Dun dun Daaaaahhhh!

This year has been weird enough already!

________________________________
From: Olivier Jeannel [facialdel...@gmail.com]
Sent: 01 March 2017 06:55 PM
To: Official Softimage Users Mailing List. 
https://groups.google.com/forum/#!forum/xsi_list
Subject: Re: Getting close to a 3 year old EOL annyversary

Ligjtwave returns ? Seriously ?

2017-03-01 16:44 GMT+01:00 Jonathan Moore 
<jonathan.moo...@gmail.com<mailto:jonathan.moo...@gmail.com>>:
I think disrupters still exist in the marketplace. You just have to look at the 
success of Allegorithmic. They've built tools for the major gaming studios by 
leveraging the consumer marketplace as their largest profit centre. Their $20 a 
month offer has well in excess of 100k subscribers and this in turn has given 
them the funds to rapidly develop their product portfolio. Substance Painter 
has seriously eaten into Mari's base, and that's without UDIM capabilities.

The smart thing about the Substance business model is that it's managed to 
permeate into all the 3d sub-sectors - it's integrated in VFX, media, 
architectural & design product offerings as well as it's core gaming sector 
ones.

And this may sound crazy, but I wouldn't write Lightwave off either. They're 
just about to launch their long awaited rewrite 'Lightwave Next' offer and 
there's a legion of ex Lightwave customers in Modo-land looking for an excuse 
to jump back in 'all is forgiven' style. If Lightwave deliver with a rewritten 
core that takes advantage a parallel processing world and maintain a price 
point around the $1k mark they might have something to build on.

10 years ago I don't think that anybody would have predicted that SideFX would 
be a leading games pipeline DCC tool in 2017, and would be pursuing a more 
generalist non VFX customer with a focus on direct modelling, rigging and 
animation. The great thing about this industry is it's constant ability to 
challenge convention.

On 1 March 2017 at 15:13, Matt Lind 
<speye...@hotmail.com<mailto:speye...@hotmail.com>> wrote:
Likewise, if you had asked me back in 1997 if Maya would still be around and
the dominant player in 2017, I would have said no, and also,"god I hope not"
(come to think of it, that may have actually happened).  Anyway, it's 2017
and here we are.

What's more realistic these days is the ol' Indiana Jones swap out the gold
monkey head for a bag of sand trick.  Instead of introducing new products
built from scratch, we're seeing incremental updates that shift an existing
product over to whatever it was supposed to be.  It takes more energy and
time to do that, but it's a safer bet in the business space.  There's more
to new product than the technology - there's also sales concerns.  You have
to create a brand, educate the consumer, develop sales channels, etc... Even
if the product is done right, there's no guarantee it will sell as we've
seen with Softimage, Nichimen, Matador, and other quality products.

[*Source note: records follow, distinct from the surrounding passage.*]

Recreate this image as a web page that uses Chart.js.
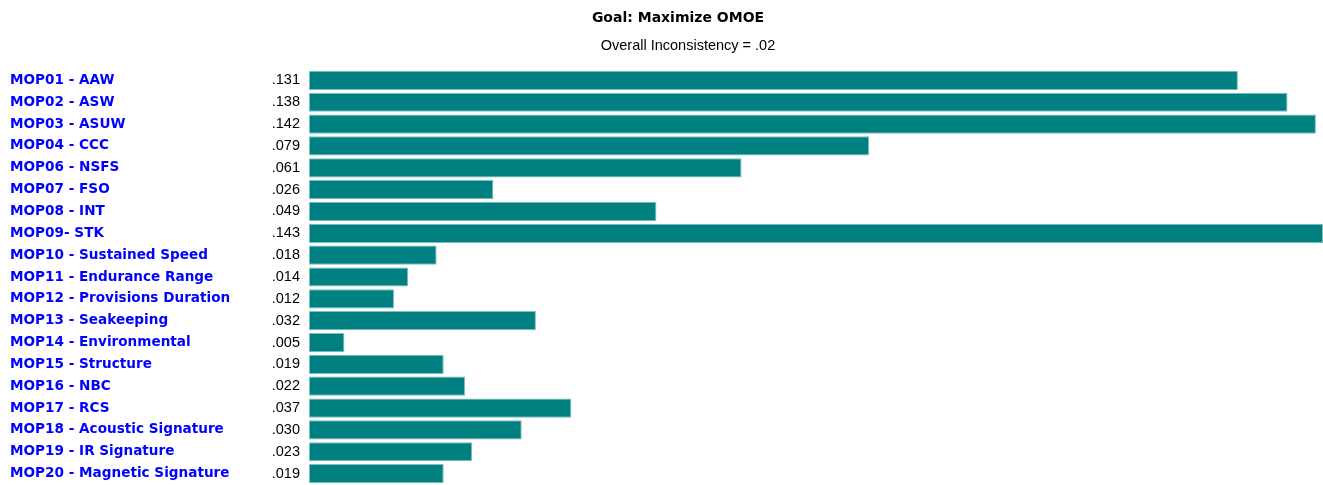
<!DOCTYPE html>
<html>
<head>
<meta charset="utf-8">
<script src="https://cdn.jsdelivr.net/npm/chart.js@4"></script>
<style>
html,body{margin:0;padding:0;background:#ffffff;}
#wrap{width:1323px;height:485px;position:relative;}
</style>
</head>
<body>
<div id="wrap"><canvas id="c"></canvas></div>
<script>
const categories = [
  "MOP01 - AAW","MOP02 - ASW","MOP03 - ASUW","MOP04 - CCC","MOP06 - NSFS",
  "MOP07 - FSO","MOP08 - INT","MOP09- STK","MOP10 - Sustained Speed",
  "MOP11 - Endurance Range","MOP12 - Provisions Duration","MOP13 - Seakeeping",
  "MOP14 - Environmental","MOP15 - Structure","MOP16 - NBC","MOP17 - RCS",
  "MOP18 - Acoustic Signature","MOP19 - IR Signature","MOP20 - Magnetic Signature"
];
const weights = [0.131,0.138,0.142,0.079,0.061,0.026,0.049,0.143,0.018,0.014,0.012,0.032,0.005,0.019,0.022,0.037,0.030,0.023,0.019];
const titleText = "Goal: Maximize OMOE";
const subtitleText = "Overall Inconsistency = .02";

function fmt(v){ return v.toFixed(3).replace(/^0/, ""); }

const labelPlugin = {
  id: "labelPlugin",
  afterDraw(chart){
    const ctx = chart.ctx;
    const ys = chart.scales.y;
    ctx.save();
    // titles
    ctx.fillStyle = "#000000";
    ctx.textAlign = "center";
    ctx.textBaseline = "middle";
    ctx.font = "bold 14px 'DejaVu Sans', sans-serif";
    ctx.fillText(titleText, 678, 18.5);
    ctx.font = "14.5px 'Liberation Sans', Arial, sans-serif";
    ctx.fillText(subtitleText, 688, 46);
    // category labels and values
    categories.forEach((c, i) => {
      const y = ys.getPixelForValue(i);
      ctx.font = "bold 13.6px 'DejaVu Sans', sans-serif";
      ctx.fillStyle = "#0000ff";
      ctx.textAlign = "left";
      ctx.fillText(c, 10, y);
      ctx.font = "14.5px 'Liberation Sans', Arial, sans-serif";
      ctx.fillStyle = "#000000";
      ctx.textAlign = "right";
      ctx.fillText(fmt(weights[i]), 300, y);
    });
    ctx.restore();
  }
};

new Chart(document.getElementById("c"), {
  type: "bar",
  data: {
    labels: categories,
    datasets: [{
      data: weights,
      backgroundColor: "#008080",
      borderColor: "#7dbdbd",
      borderWidth: 1,
      borderSkipped: false,
      categoryPercentage: 0.88,
      barPercentage: 1.0
    }]
  },
  options: {
    indexAxis: "y",
    responsive: true,
    maintainAspectRatio: false,
    animation: false,
    layout: { padding: { left: 309, right: 0, top: 69.5, bottom: 0.5 } },
    plugins: { legend: { display: false }, tooltip: { enabled: false }, title: { display: false } },
    scales: {
      x: { display: false, min: 0, max: 0.143, grid: { display: false } },
      y: { display: false, grid: { display: false } }
    }
  },
  plugins: [labelPlugin]
});
</script>
</body>
</html>
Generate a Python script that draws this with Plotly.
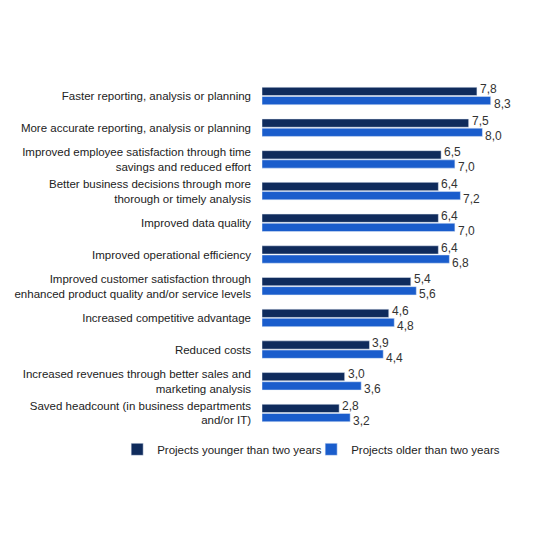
import plotly.graph_objects as go

categories = [
    "Faster reporting, analysis or planning",
    "More accurate reporting, analysis or planning",
    "Improved employee satisfaction through time<br>savings and reduced effort",
    "Better business decisions through more<br>thorough or timely analysis",
    "Improved data quality",
    "Improved operational efficiency",
    "Improved customer satisfaction through<br>enhanced product quality and/or service levels",
    "Increased competitive advantage",
    "Reduced costs",
    "Increased revenues through better sales and<br>marketing analysis",
    "Saved headcount (in business departments<br>and/or IT)",
]
younger = [7.8, 7.5, 6.5, 6.4, 6.4, 6.4, 5.4, 4.6, 3.9, 3.0, 2.8]
older = [8.3, 8.0, 7.0, 7.2, 7.0, 6.8, 5.6, 4.8, 4.4, 3.6, 3.2]

dark = "#0f2b5c"
blue = "#1a5dcc"
font = "Liberation Sans, Arial, sans-serif"

fig = go.Figure()
fig.add_trace(go.Bar(y=categories, x=younger, orientation="h",
                     name="Projects younger than two years", marker_color=dark))
fig.add_trace(go.Bar(y=categories, x=older, orientation="h",
                     name="Projects older than two years", marker_color=blue))

# value labels, nudged up / down like the original
annotations = []
for cat, a, b in zip(categories, younger, older):
    annotations.append(dict(x=a, y=cat, text=f"{a:.1f}".replace(".", ","),
                            xanchor="left", xshift=1, yshift=7, showarrow=False,
                            font=dict(family=font, size=12, color="#333333")))
    annotations.append(dict(x=b, y=cat, text=f"{b:.1f}".replace(".", ","),
                            xanchor="left", xshift=1, yshift=-8, showarrow=False,
                            font=dict(family=font, size=12, color="#333333")))

fig.update_layout(
    width=540, height=540,
    barmode="group", bargap=0.42, bargroupgap=0.1,
    margin=dict(l=254, r=38, t=71, b=119, autoexpand=False),
    paper_bgcolor="white", plot_bgcolor="white",
    font=dict(family=font, size=11, color="#222222"),
    xaxis=dict(range=[0, 9], showgrid=False, zeroline=False,
               showticklabels=False, showline=False, automargin=False),
    yaxis=dict(autorange="reversed", showgrid=False, showline=False,
               ticks="", ticklabelstandoff=10, automargin=False,
               tickfont=dict(family=font, size=11.5, color="#222222")),
    legend=dict(orientation="h", x=-0.584, xanchor="left", y=-0.058,
                yanchor="middle", font=dict(family=font, size=11.5, color="#222222"),
                itemwidth=30, entrywidth=149, tracegroupgap=0),
    annotations=annotations,
    showlegend=True,
)

fig.write_html("out.html")
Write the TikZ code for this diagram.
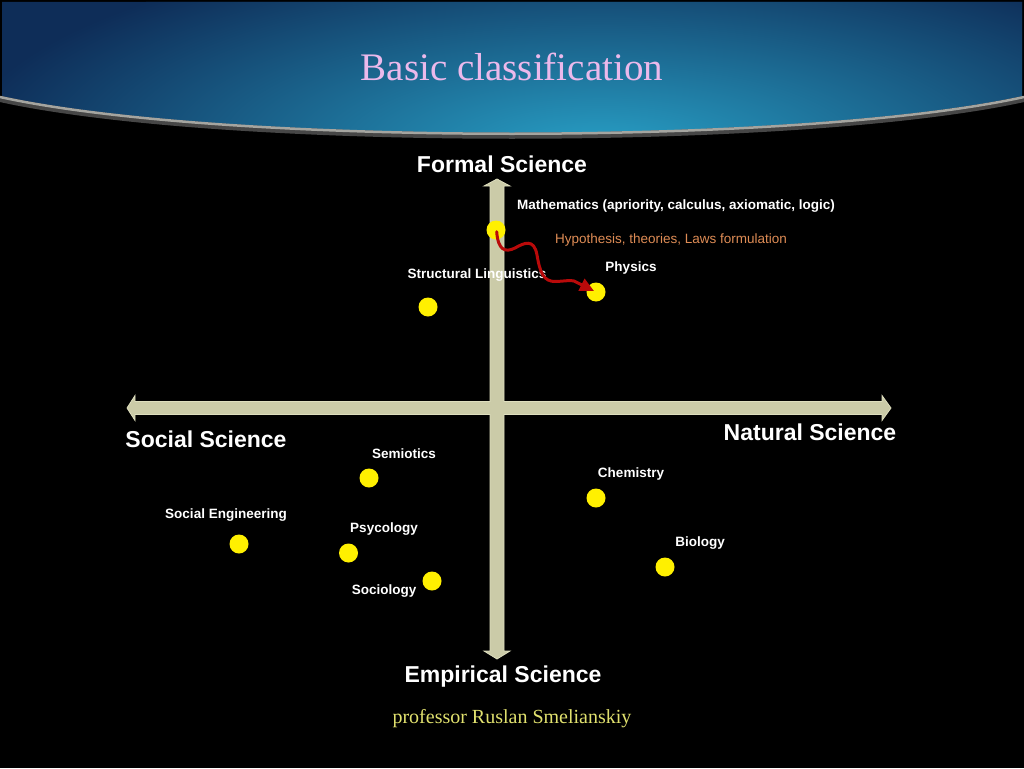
\documentclass[tikz,border=0pt]{standalone}
\usepackage{fontspec}
\setmainfont{Liberation Serif}
\newfontfamily\arialfont{Liberation Sans}
\usetikzlibrary{arrows.meta}

\definecolor{barfill}{RGB}{203,203,168}
\definecolor{baredge}{RGB}{222,222,190}
\definecolor{dotyellow}{RGB}{255,240,0}
\definecolor{curvered}{RGB}{185,10,10}
\definecolor{hypo}{RGB}{222,140,85}
\definecolor{titlepink}{RGB}{235,185,235}
\definecolor{profyellow}{RGB}{225,225,110}
\definecolor{deepblue}{RGB}{14,45,88}
\definecolor{lightcyan}{RGB}{40,160,198}
\definecolor{rimlight}{RGB}{165,165,160}
\definecolor{rimdark}{RGB}{70,70,70}

\tikzset{
  dot/.style={circle, fill=dotyellow, inner sep=0pt, minimum size=19pt},
  axislabel/.style={font=\arialfont\bfseries\fontsize{23}{26}\selectfont, text=white, inner sep=0pt},
  smalllabel/.style={font=\arialfont\bfseries\fontsize{13.5}{15}\selectfont, text=white, inner sep=0pt},
  axisbar/.style={fill=barfill, draw=baredge, line width=0.8pt, line join=miter}
}

\begin{document}
\begin{tikzpicture}[x=1pt,y=-1pt]
\useasboundingbox (0,0) rectangle (1024,768);
\fill[black] (0,0) rectangle (1024,768);

% header band
\begin{scope}
  \clip (2,2) -- (1022,2) -- (1022,96) .. controls (800,145) and (224,145) .. (2,96) -- cycle;
  \fill[deepblue] (0,0) rectangle (1024,150);
  \shade[inner color=lightcyan, outer color=deepblue] (600,150) ellipse [x radius=640, y radius=210];
\end{scope}
\draw[rimdark, line width=6pt] (0,99) .. controls (224,148) and (800,148) .. (1024,99);
\draw[rimlight, line width=2.5pt] (0,97) .. controls (224,146) and (800,146) .. (1024,97);

\node[font=\fontsize{39}{44}\selectfont, text=titlepink, inner sep=0pt] (title) at (512,67) {Basic classification};

% axes
\path[axisbar] (127,408) -- (135,395.5) -- (135,401.5) -- (490,401.5) -- (490,186) -- (484,186) -- (497,179)
  -- (510,186) -- (504,186) -- (504,401.5) -- (882,401.5) -- (882,395.5) -- (891,408) -- (882,420.5)
  -- (882,414.5) -- (504,414.5) -- (504,651) -- (510,651) -- (497,659) -- (484,651) -- (490,651)
  -- (490,414.5) -- (135,414.5) -- (135,420.5) -- cycle;

\node[axislabel] (formal) at (502,164) {Formal Science};
\node[axislabel] (empirical) at (503,677) {Empirical Science};
\node[axislabel] (social) at (206,439) {Social Science};
\node[axislabel] (natural) at (810,432) {Natural Science};

% dots
\node[dot] (math) at (496,230) {};
\node[dot] (physics) at (596,292) {};
\node[dot] (structling) at (428,307) {};
\node[dot] (semiotics) at (369,478) {};
\node[dot] (chemistry) at (596,498) {};
\node[dot] (socialeng) at (239,544) {};
\node[dot] (psycology) at (348.5,553) {};
\node[dot] (biology) at (665,567) {};
\node[dot] (sociology) at (432,581) {};

% labels
\node[smalllabel] (lmath) at (676,206.5) {Mathematics (apriority, calculus, axiomatic, logic)};
\node[font=\arialfont\fontsize{13.5}{15}\selectfont, text=hypo, inner sep=0pt] (lhypo) at (671,240.5) {Hypothesis, theories, Laws formulation};
\node[smalllabel] (lphysics) at (631,268.5) {Physics};
\node[smalllabel] (lstruct) at (477,275.5) {Structural Linguistics};
\node[smalllabel] (lsemio) at (404,453.5) {Semiotics};
\node[smalllabel] (lchem) at (631,474.5) {Chemistry};
\node[smalllabel] (lsoceng) at (226,515.5) {Social Engineering};
\node[smalllabel] (lpsy) at (384,529.5) {Psycology};
\node[smalllabel] (lbio) at (700,543.5) {Biology};
\node[smalllabel] (lsoc) at (384,591.5) {Sociology};

% red curved arrow
\coordinate (cstart) at (496.7,231.7);
\coordinate (cend) at (594,291);
\draw[curvered, line width=3pt, line cap=round, -{Triangle[length=14pt,width=13pt]}]
  (cstart) .. controls (498,250) and (505,253) .. (515,248)
  .. controls (524,243) and (534,238) .. (537,255)
  .. controls (540,272) and (543,282) .. (556,281.5)
  .. controls (566,281) and (570,280) .. (574,281) -- (cend);

\node[font=\fontsize{20}{24}\selectfont, text=profyellow, inner sep=0pt] (prof) at (512,719) {professor Ruslan Smelianskiy};
\end{tikzpicture}
\end{document}
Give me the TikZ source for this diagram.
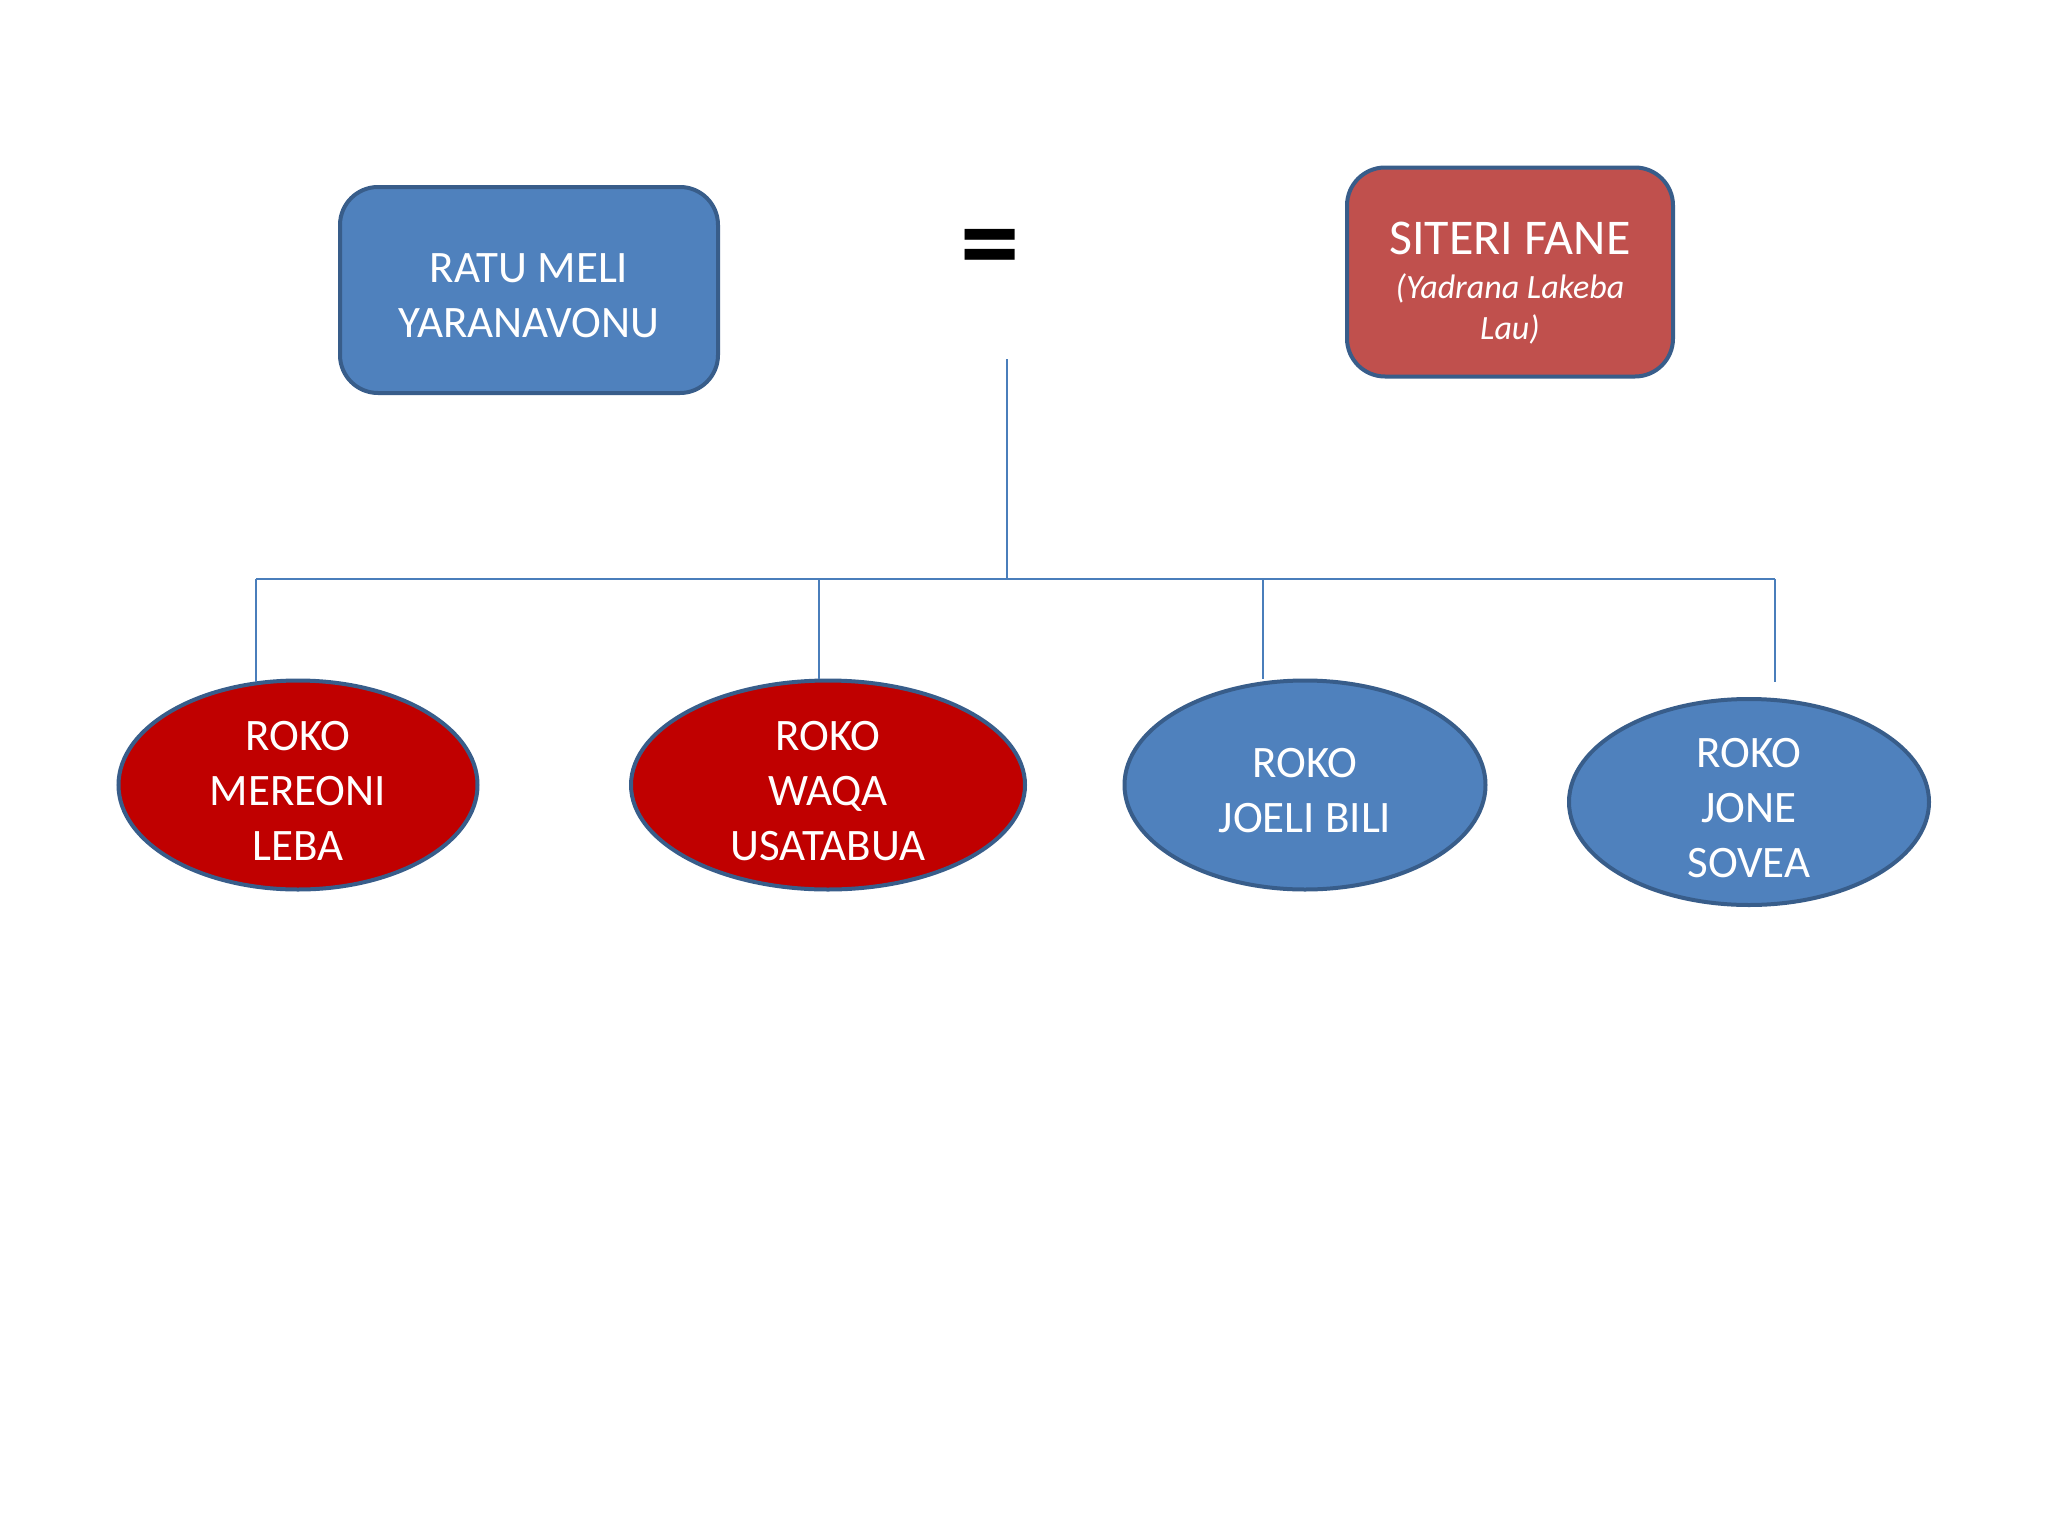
\documentclass[tikz,border=0pt]{standalone}
\usepackage{fontspec}
\setmainfont{Carlito}
\usetikzlibrary{shapes.geometric}
\definecolor{boxblue}{HTML}{4F81BD}
\definecolor{edgeblue}{HTML}{385D8A}
\definecolor{boxred}{HTML}{C0504D}
\definecolor{darkred}{HTML}{C00000}
\definecolor{linkblue}{HTML}{4A7EBB}
\newcommand{\topstrut}{\rule{0pt}{41pt}}
\tikzset{
  parentbox/.style={draw=edgeblue, line width=4pt, rounded corners=38pt, text=white, align=center, inner sep=0pt},
  child/.style={ellipse, draw=edgeblue, line width=4pt, text=white, align=center, inner xsep=0pt, inner ysep=-30pt,
     font=\fontsize{45}{55}\selectfont},
  link/.style={draw=linkblue, line width=1.6pt}
}
\begin{document}
\begin{tikzpicture}[x=1pt,y=-1pt]
\useasboundingbox (0,0) rectangle (2048,1536);
\fill[white] (0,0) rectangle (2048,1536);

\node[parentbox, fill=boxblue, minimum width=378pt, minimum height=206pt,
      font=\fontsize{45}{55}\selectfont] (ratu) at (529,290) {\topstrut RATU MELI\\YARANAVONU};
\node[parentbox, fill=boxred, minimum width=326pt, minimum height=209pt,
      font=\fontsize{34}{41}\selectfont] (siteri) at (1510,272)
  {{\fontsize{50}{56}\selectfont\rule{0pt}{55pt}SITERI FANE}\\[3pt]{\itshape (Yadrana Lakeba}\\{\itshape Lau)}};

\node[font=\fontsize{119}{119}\selectfont\bfseries, inner sep=0pt] (eq) at (990,256) {=};

\node[child, fill=darkred, minimum width=359pt, minimum height=209pt] (e1) at (298,785) {\topstrut ROKO\\MEREONI\\LEBA};
\node[child, fill=darkred, minimum width=394pt, minimum height=209pt] (e2) at (828,785) {\topstrut ROKO\\WAQA\\USATABUA};
\node[child, fill=boxblue, minimum width=361pt, minimum height=209pt] (e3) at (1305,785) {\topstrut ROKO\\JOELI BILI};
\node[child, fill=boxblue, minimum width=360pt, minimum height=206pt] (e4) at (1749,802) {\topstrut ROKO\\JONE\\SOVEA};

\coordinate (top) at (1007,359);
\coordinate (junc) at (1007,579);
\coordinate (b1) at (256,579);
\coordinate (b2) at (819,579);
\coordinate (b3) at (1263,579);
\coordinate (b4) at (1775,579);
\coordinate (end1) at (256,682);
\coordinate (end4) at (1775,682);

\draw[link] (top) -- (junc);
\draw[link] (b1) -- (b4);
\draw[link] (b1) -- (end1);
\draw[link] (b2) -- (b2 |- e2.north);
\draw[link] (b3) -- (b3 |- e3.north);
\draw[link] (b4) -- (end4);
\end{tikzpicture}
\end{document}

What I would like to see more of is improvement in the individual user
experience to be able to run with a creative idea and be able to bring it to
fruition uninhibited.  It seems like that aspect of user workflow has been
lost.  While today's software is vastly improved, more scalable,
customizable, team oriented, etc...there are so many extra layers just to
get started that I found it a big turn off to do personal work anymore.

While recently going through some old stuff, I came across my first demo
reel which I created using Softimage Creative Environment 2.62 in the early
90s.  As I watched it I remembered the effort it took back then and started
to think about how much time it would take to do that same project today.
While the rendering would absolutely be faster (practically real time), the
manually labor intensive operations such as setting key frames really
haven't changed.  In other words, the project would take about the same
amount of time.  Frankly, while I've had ideas I've wanted to pursue, the
thought of using current tools became a deterrent as they don't feel
natural.  Today's tools are not inspiring as they require a certain
controlled mindset just to be able to function in un-intuitive ways, and
that mindset is in conflict with being creative where ideas just need to
flow.

I would like to see another Daniel Langlois type where inspiration to create
drives the improvement of the tools, not engineering bravado.

Matt


Date: Wed, 1 Mar 2017 14:19:24 +0000
From: Andy Nicholas <a...@andynicholas.com<mailto:a...@andynicholas.com>>
Subject: Re: Getting close to a 3 year old EOL annyversary

>the risk vs. reward proposition doesn't seem to be attracting enough new
>players to the market.

True for the moment, but things don't stand still. Do you think people will
still be using Maya in 20 years time? (god I hope not!) Technology,
hardware, and client's needs all change faster than we realise.

So I have a more optimistic outlook, I think it's just a matter of time
before someone somewhere comes up with something new that does it in a
different way, or maybe just in a better way.